Je travaille sur la guerre économique comme journaliste et chercheur depuis 1997. Vingt ans d’enquêtes, d’articles, d’entretiens, de conférences, de livres, d’émissions… et malgré cela, la même réponse de la part des économistes médiatiques et des universitaires établis : la guerre économique n’existe pas ! Pour les libéraux, elle serait le fruit d’un délire des adeptes de la théorie du grand complot. Il n’est donc pas question de reconnaître son existence, d’autant que cela reviendrait à justifier l’intervention de l’Etat (seul détenteur de la violence légitime) sur les marchés. A l’opposée, une partie de la gauche, présente le discours sur la guerre économique comme l’alibi du patronat pour exiger des travailleurs qu’ils renoncent aux acquis sociaux au nom de la compétition internationale. Cette gauche définit la guerre économique comme l’institution de la compétition généralisée à tous les niveaux de la vie sociale, individuelle et internationale ; une guerre de tous contre tous. Elle considère que les moyens employés ne sont pas forcément illégaux ni même violents. Une définition générale, floue, un peu fourre-tout qui ne permet pas un travail précis sur les pratiques et les méthodes des guerriers économiques. Cette confusion permet surtout à cette gauche de réclamer le monopole de la critique du libéralisme et de rejeter toute approche qui ne correspond pas à sa propre définition de la guerre économique. Voilà pourquoi la guerre économique n’est pas étudiée ; son concept est rejeté par tous les bords politiques. Or, la guerre économique est une réalité que les chefs d’entreprises taisent mais ne contestent pas ; sa reconnaissance ne vise pas à rogner les droits sociaux mais au contraire à les protéger et plus généralement à défendre un modèle social. La guerre économique ne se limite pas à un conflit marchand. C’est une lutte politique dont l’économie est le vecteur.

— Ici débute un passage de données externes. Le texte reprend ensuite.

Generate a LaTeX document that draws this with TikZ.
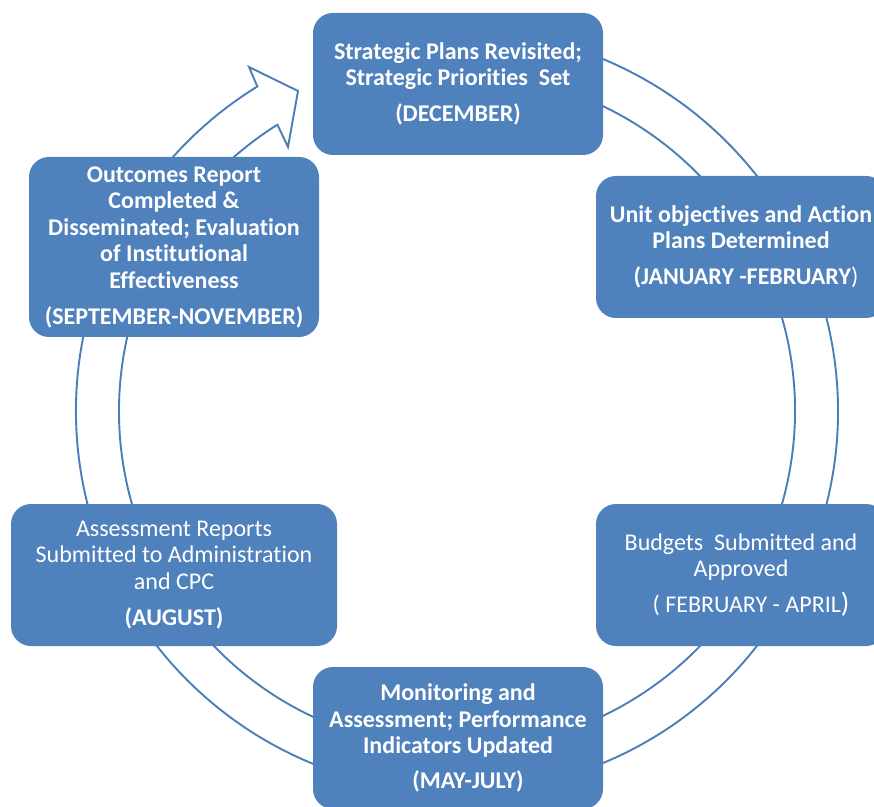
\documentclass[tikz,border=0pt]{standalone}
\usepackage{fontspec}
\setmainfont{Carlito}[Ligatures=NoCommon]
\definecolor{boxblue}{RGB}{79,129,189}
\definecolor{ringblue}{RGB}{74,126,187}
\begin{document}
\begin{tikzpicture}[x=1pt,y=1pt,
  stage/.style={draw=none, fill=boxblue, rounded corners=20pt, minimum width=290pt,
    minimum height=142pt, inner sep=2pt, align=center, text=white,
    font=\fontsize{24}{26.5}\selectfont},
  boldstage/.style={stage, font=\fontsize{24}{26.5}\selectfont\bfseries},
  ring/.style={draw=ringblue, line width=1.9pt, line join=miter}]
\clip (0,0) rectangle (874,806);
\fill[white] (0,0) rectangle (874,806);
% circular arrow (outline)
\draw[ring] (390.8,770.2) arc[start angle=460, end angle=121.6, radius=381]
  -- (249,739) -- (298,715) -- (288,659) -- (277.4,681.3)
  arc[start angle=122.1, end angle=460, radius=338];
% stages
\node[boldstage] (dec) at (458,722)
  {Strategic Plans Revisited;\\Strategic Priorities~ Set\\[9.5pt](DECEMBER)};
\node[boldstage] (jan) at (741,559)
  {Unit objectives and Action\\Plans Determined\\[9.5pt]\hspace*{10pt}(JANUARY -FEBRUARY\textmd{)}};
\node[stage] (feb) at (741,231)
  {Budgets~ Submitted and\\Approved\\[9.5pt]\hspace*{20pt}( FEBRUARY - APRIL{\fontsize{28}{26.5}\selectfont)}};
\node[boldstage] (may) at (458,68)
  {Monitoring and\\Assessment; Performance\\Indicators Updated\\[8.5pt]\hspace*{20pt}(MAY-JULY)};
\node[stage, minimum width=326pt] (aug) at (174,231)
  {Assessment Reports\\Submitted to Administration\\and CPC\\[10pt]\textbf{(AUGUST)}};
\node[boldstage, minimum height=180pt] (sep) at (174,559)
  {Outcomes Report\\Completed \&\\Disseminated; Evaluation\\of Institutional\\Effectiveness\\[9.5pt](SEPTEMBER-NOVEMBER)};
\end{tikzpicture}
\end{document}
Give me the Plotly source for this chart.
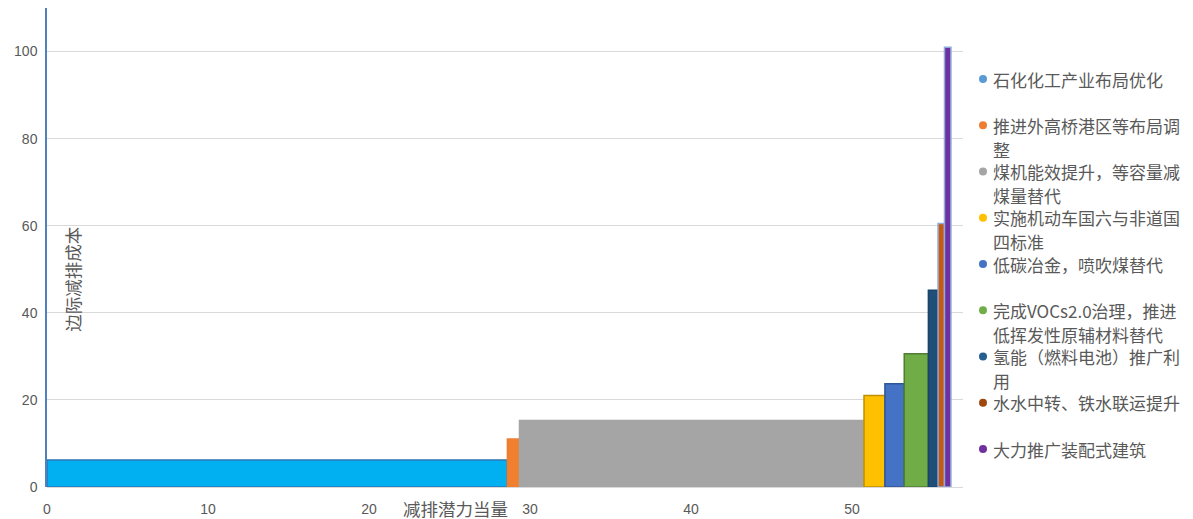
import numpy as np
import plotly.graph_objects as go

# Abatement measures (legend text, <br> marks the wrapped line)
measures = [
    "石化化工产业布局优化",
    "推进外高桥港区等布局调<br>整",
    "煤机能效提升，等容量减<br>煤量替代",
    "实施机动车国六与非道国<br>四标准",
    "低碳冶金，喷吹煤替代",
    "完成VOCs2.0治理，推进<br>低挥发性原辅材料替代",
    "氢能（燃料电池）推广利<br>用",
    "水水中转、铁水联运提升",
    "大力推广装配式建筑",
]
# Abatement potential (bar width) and marginal abatement cost (bar height)
potential = [28.6, 0.75, 21.4, 1.3, 1.2, 1.5, 0.6, 0.4, 0.4]
cost = [6.2, 11.0, 15.3, 21.0, 23.7, 30.6, 45.2, 60.5, 101.0]

bar_fill = ["#00B0F0", "#F07F30", "#A5A5A5", "#FFC000", "#4472C4",
            "#70AD47", "#1F4E79", "#C55A11", "#7030A0"]
bar_line = ["#2E75B6", "#ED7D31", "#A5A5A5", "#BF9000", "#2F5597",
            "#507E32", "#1A4369", "#8FAADC", "#8FAADC"]
legend_color = ["#5B9BD5", "#ED7D31", "#A5A5A5", "#FFC000", "#4472C4",
                "#70AD47", "#255E91", "#9E480E", "#7030A0"]

x_ticks = [0, 10, 20, 30, 40, 50]
y_ticks = [0, 20, 40, 60, 80, 100]

W, H = 1193, 519
M_L, M_R, M_T, M_B = 47, 230, 8, 32
plot_h = H - M_T - M_B

starts = np.concatenate([[0], np.cumsum(potential)[:-1]])
centers = starts + np.array(potential) / 2

fig = go.Figure()
for i in range(len(measures)):
    fig.add_trace(go.Bar(
        x=[centers[i]], y=[cost[i]], width=[potential[i]], base=0,
        marker=dict(color=bar_fill[i], line=dict(color=bar_line[i], width=1.5)),
        name=measures[i].replace("<br>", ""),
        showlegend=False, hoverinfo="skip",
    ))

# Legend drawn at the right of the plot: a dot plus one or two lines per measure
legend_top_px = 79      # centre of the first entry's first line
entry_step_px = 46.25   # distance between entries
line_step_px = 24       # distance between wrapped lines
annotations = []
shapes = []
for i, label in enumerate(measures):
    y_px = legend_top_px + i * entry_step_px
    y_paper = (H - M_B - y_px) / plot_h
    shapes.append(dict(
        type="circle", xref="paper", yref="paper",
        xsizemode="pixel", ysizemode="pixel",
        xanchor=1.0, yanchor=y_paper, x0=16, x1=24, y0=-4, y1=4,
        fillcolor=legend_color[i], line=dict(width=0),
    ))
    for j, part in enumerate(label.split("<br>")):
        annotations.append(dict(
            text=part, xref="paper", yref="paper", x=1.0, xshift=28,
            xanchor="left", yanchor="middle",
            y=(H - M_B - (y_px + j * line_step_px)) / plot_h,
            showarrow=False, font=dict(size=17, color="#595959"),
        ))

annotations += [
    dict(text="边际减排成本", textangle=-90, xref="paper", yref="y",
         x=(73 - M_L) / (W - M_L - M_R), xanchor="center", y=47.6,
         showarrow=False, font=dict(size=17.5, color="#595959")),
    dict(text="减排潜力当量", xref="x", yref="paper", x=25.4, y=0,
         yshift=-21, yanchor="middle", showarrow=False,
         font=dict(size=17.5, color="#595959")),
]

tick_font = dict(size=14, color="#595959", family="Liberation Sans, sans-serif")
fig.update_layout(
    width=W, height=H,
    margin=dict(l=M_L, r=M_R, t=M_T, b=M_B),
    paper_bgcolor="white", plot_bgcolor="white",
    barmode="overlay", showlegend=False,
    font=dict(family="Noto Sans CJK SC, Noto Sans, sans-serif", color="#595959"),
    xaxis=dict(
        range=[0, 56.9], tickvals=x_ticks, showgrid=False, zeroline=False,
        showline=False, ticks="", tickfont=tick_font, ticklabelstandoff=12,
        automargin=False,
    ),
    yaxis=dict(
        range=[0, 110], tickvals=y_ticks, showgrid=True, gridcolor="#D9D9D9",
        gridwidth=1, zeroline=True, zerolinecolor="#D9D9D9", zerolinewidth=1,
        showline=True, linecolor="#4F81BD", linewidth=1.5, ticks="",
        tickfont=tick_font, ticklabelstandoff=5, automargin=False,
    ),
    annotations=annotations,
    shapes=shapes,
)

fig.write_html("out.html")
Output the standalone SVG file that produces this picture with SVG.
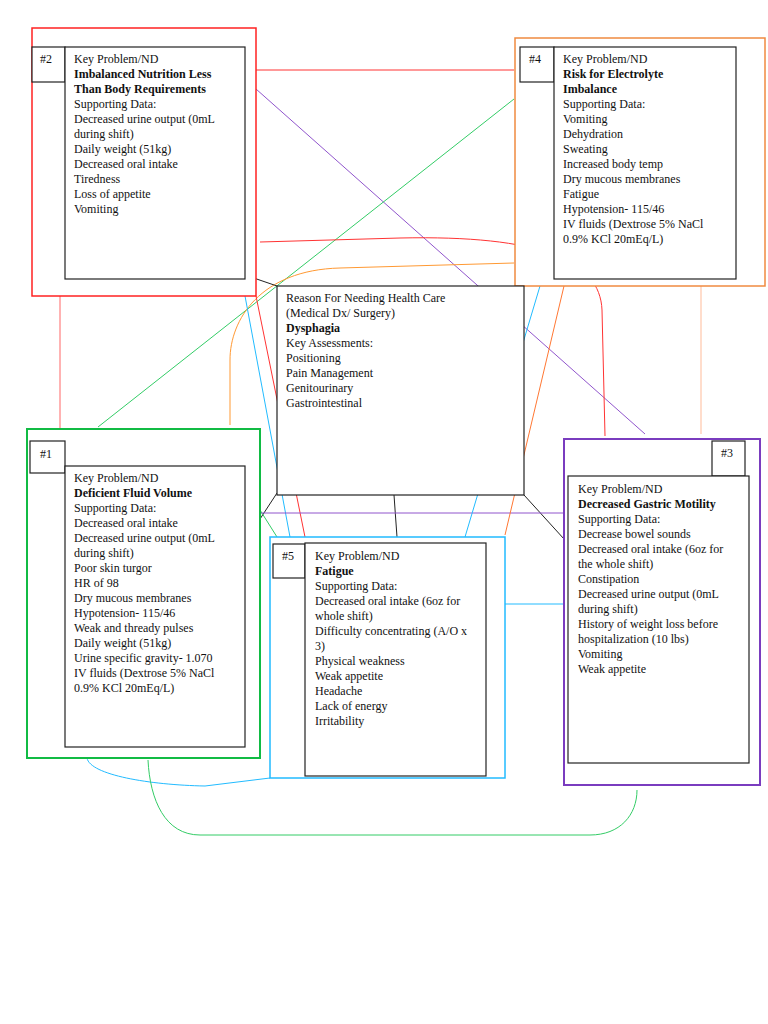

Qu’est-ce que la « noöpolitik » ?
Les savoirs, les connaissances et l’information se situent au centre de la bataille mondiale pour la suprématie économique. L’Amérique en a parfaitement conscience et ses militaires planchent sur ce sujet depuis trois décennies. C’est en étudiant entre autres Pierre Teilhard de Chardin et Michel Foucault que deux analystes de la Rand Corporation, le think tank du Pentagone, élaborent à la fin des années 1990 le concept de noöpolitik (noopolitique, en français). Noos est un mot grec qui signifie esprit, connaissance, intellect, raison. La noöpolitik est le nouvel instrument de la géopolitique, source de tous les pouvoirs. Véritable stratégie nationale, elle permet le contrôle du pouvoir par le savoir. La noöpolitik domine la géopolitique par la maîtrise possiblement la plus totale des savoirs et des données. Elle ne se réduit pas à l’espionnage, mais forme un projet beaucoup plus vaste, qui considère l’information comme la source de tous les pouvoirs, qu’ils soient politiques, militaires, sociaux, culturels et bien évidemment économiques.
Foucault, néolibéral ?
Foucault communiste, Foucault gauchiste, Foucault gaulliste, Foucault néolibéral… De son vivant, Foucault est affublé de toutes les étiquettes politiques. Il s’en amuse. Deux ans à peine au Parti communisme au début des années 1950, un engagement dans les années 1960 et 1970 dans des contestations sociales les plus radicales et une fin des années 1970 plutôt marquée à droite : Foucault se définit avec malice comme un anticommuniste primaire, car lorsqu’on est anticommuniste « secondaire, dit-il, c’est trop tard ».
Foucault est-il alors un néolibéral de gauche ? Après tout, ses recherches sur le néolibéralisme nourrissent ses réflexions sur le « souci de soi », qu’il présente comme la véritable arme pour lutter contre le pouvoir politique. Revenir à soi, laisser libre cours à ses multiples identités, ne plus se laisser assujettir par les pouvoirs, voilà la réponse de Foucault au désir de changement. Fini, le grand soir, aux oubliettes, la Révolution : place à l’autonomie du sujet, à l’éthique de soi. Foucault invite chacun à ne pas oublier d’inventer sa propre vie. Il trouve « fastidieux d’être toujours le même » et prône le droit de différer de soi. A ses yeux, les chaînes du néolibéralisme sont plus longues que celles du socialisme, du communisme et du gaullisme. Elles offrent plus de liberté à l’individu et aux minorités. Du souci de soi foucaldien à la consommation de soi, il n’y a qu’un pas que le néolibéralisme invite à franchir avec allégresse.